Department spokesman Bryan Whitman said Tuesday that the U.S. military assault had been based on intelligence. He would not confirm any details of the strike, conducted by at least one AC-130 gunship. He would not say if any specific members of al-Qaida had been killed, or address if the operations were continuing.

Somali Islamic extremists are accused of sheltering the embassy bombing suspects, and American officials also want to make sure the militants will no longer pose a threat to Somalia's United Nations-backed transitional government.

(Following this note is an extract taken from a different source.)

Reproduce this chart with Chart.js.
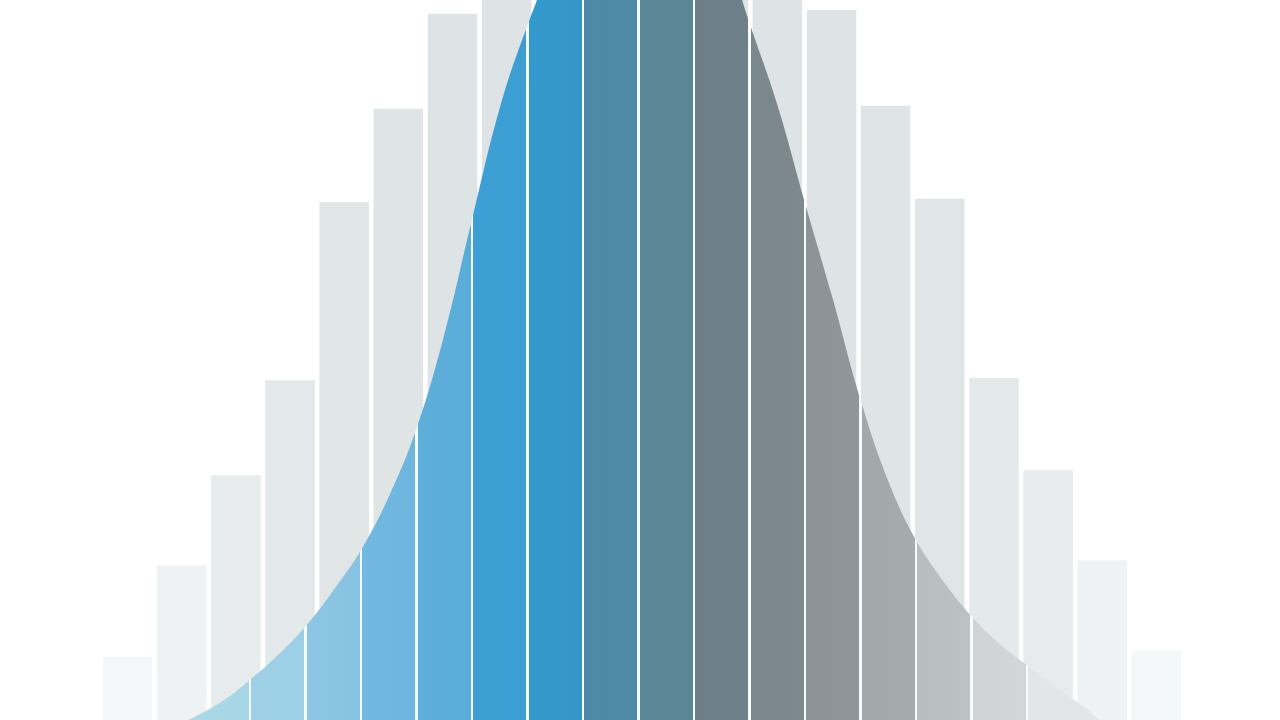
<!DOCTYPE html>
<html>
<head>
<meta charset="utf-8">
<script src="https://cdn.jsdelivr.net/npm/chart.js@4.4.1/dist/chart.umd.min.js"></script>
<style>
  html, body { margin: 0; padding: 0; background: #ffffff; }
  #wrap { width: 1280px; height: 720px; position: relative; }
</style>
</head>
<body>
<div id="wrap"><canvas id="c"></canvas></div>
<script>
// ---- data ----
const categories = ['1','2','3','4','5','6','7','8','9','10','11','12','13','14','15','16','17','18','19','20'];
const barValues  = [8.8, 21.5, 34.0, 47.2, 71.9, 84.9, 98.1, 104, 110, 114, 115, 111, 103, 98.6, 85.3, 72.4, 47.5, 34.7, 22.2, 9.7];

// bell curve samples: position (in coloured-band units) and height
const curveX = [-0.1, 0, 0.5, 1, 1.5, 2, 2.5, 3, 3.5, 4, 4.5, 5, 5.5, 6, 6.5, 7, 7.5, 8, 8.5, 9, 9.5, 10, 10.5, 11, 11.5, 12, 12.5, 13, 13.5, 14, 14.5, 15, 15.5, 16, 16.3];
const curveY = [0, 0.4, 2.6, 5.6, 9.0, 13.0, 18.0, 23.6, 31.0, 40.5, 53.5, 69.5, 85.0, 96.5, 106, 114.5, 120.5, 123.5, 122.5, 117.5, 108.5, 96.8, 85.5, 71.8, 58.5, 44.5, 33.2, 25.0, 19.2, 14.4, 10.6, 7.6, 4.6, 2.0, 0];

// ---- styles ----
const barColors = ['#f4f7f7','#eef2f3','#e8eced','#e3e8ea','#e0e5e6','#dfe4e5','#dee3e5','#dee3e5','#dee3e5','#dee3e5',
                   '#dee3e5','#dee3e5','#dee3e5','#dee3e5','#dfe4e6','#e0e5e7','#e4e9ea','#e7ebec','#eef2f3','#f5f8f8'];
const bandColors = ['#a9d8e7','#9fd0e6','#8cc6e3','#72b8e0','#5eafd9','#3e9fd5','#3399cc','#4c89a8',
                    '#5a8898','#6c7f88','#7a878c','#8c9398','#a2a8aa','#b8bdbe','#cfd3d3','#e2e6e7'];
const stripeColor = '#f6fbfd';

function hexToRgb(h) {
  const n = parseInt(h.slice(1), 16);
  return [(n >> 16) & 255, (n >> 8) & 255, n & 255];
}
function mix(a, b, t) {
  const A = hexToRgb(a), B = hexToRgb(b);
  const r = A.map((v, i) => Math.round(v + (B[i] - v) * t));
  return 'rgb(' + r.join(',') + ')';
}

function curveFill(context) {
  const chart = context.chart;
  const area = chart.chartArea;
  const xs = chart.scales && chart.scales.xc;
  if (!area || !xs) return bandColors[6];
  const g = chart.ctx.createLinearGradient(area.left, 0, area.right, 0);
  const w = area.right - area.left;
  const off = px => Math.min(1, Math.max(0, (px - area.left) / w));
  const half = 1.2;
  const n = bandColors.length;
  g.addColorStop(0, bandColors[0]);
  for (let j = 0; j < n; j++) {
    const a = xs.getPixelForValue(j);
    const b = xs.getPixelForValue(j + 1);
    const c = bandColors[j];
    const next = bandColors[Math.min(n - 1, j + 1)];
    g.addColorStop(off(j === 0 ? a : a + half), c);
    g.addColorStop(off(b - half), j < n - 1 ? mix(c, next, 0.18) : c);
    if (j < n - 1) {
      g.addColorStop(off(b - half), stripeColor);
      g.addColorStop(off(b + half), stripeColor);
    }
  }
  g.addColorStop(1, bandColors[n - 1]);
  return g;
}

const curvePoints = curveX.map((x, i) => ({ x: x, y: curveY[i] }));

new Chart(document.getElementById('c'), {
  type: 'bar',
  data: {
    labels: categories,
    datasets: [
      {
        type: 'line',
        label: 'curve',
        data: curvePoints,
        xAxisID: 'xc',
        yAxisID: 'y',
        order: 0,
        fill: 'origin',
        backgroundColor: curveFill,
        borderWidth: 0,
        borderColor: 'rgba(0,0,0,0)',
        pointRadius: 0,
        tension: 0.4
      },
      {
        type: 'bar',
        label: 'bars',
        data: barValues,
        xAxisID: 'x',
        yAxisID: 'y',
        order: 1,
        grouped: false,
        backgroundColor: barColors,
        borderWidth: 0,
        barPercentage: 0.914,
        categoryPercentage: 1.0
      }
    ]
  },
  options: {
    responsive: true,
    maintainAspectRatio: false,
    animation: false,
    layout: { padding: { left: 100.5, right: 96.5, top: 0, bottom: 0 } },
    plugins: { legend: { display: false }, tooltip: { enabled: false } },
    scales: {
      x: { type: 'category', display: false, offset: true, grid: { display: false } },
      xc: { type: 'linear', display: false, offset: false, bounds: 'data', min: -1.694, max: 17.82, grid: { display: false, offset: false } },
      y: { display: false, min: 0, max: 100, grid: { display: false } }
    }
  }
});
</script>
</body>
</html>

U.S. warships have been seeking to capture al-Qaida members thought to be fleeing since December 24, when Ethiopia's military invaded in support of the Somali government and drove the Islamic militia out of the capital and toward the Kenyan border.

But in the capital some said the attacks would increase anti-American sentiment in the largely Muslim country, where people are already upset by the presence of troops from neighboring Ethiopia, which has a large Christian population.

Leaders of Somalia's Islamic movement have vowed from their hideouts to launch an Iraq-style guerrilla war, and al-Qaida chief Osama bin Laden's deputy has called on militants to carry out suicide attacks on Ethiopian troops.

Somalia has not had an effective central government since clan-based warlords toppled dictator Mohamed Siad Barre in 1991 and then turned on each other. The interim government was established in 2004.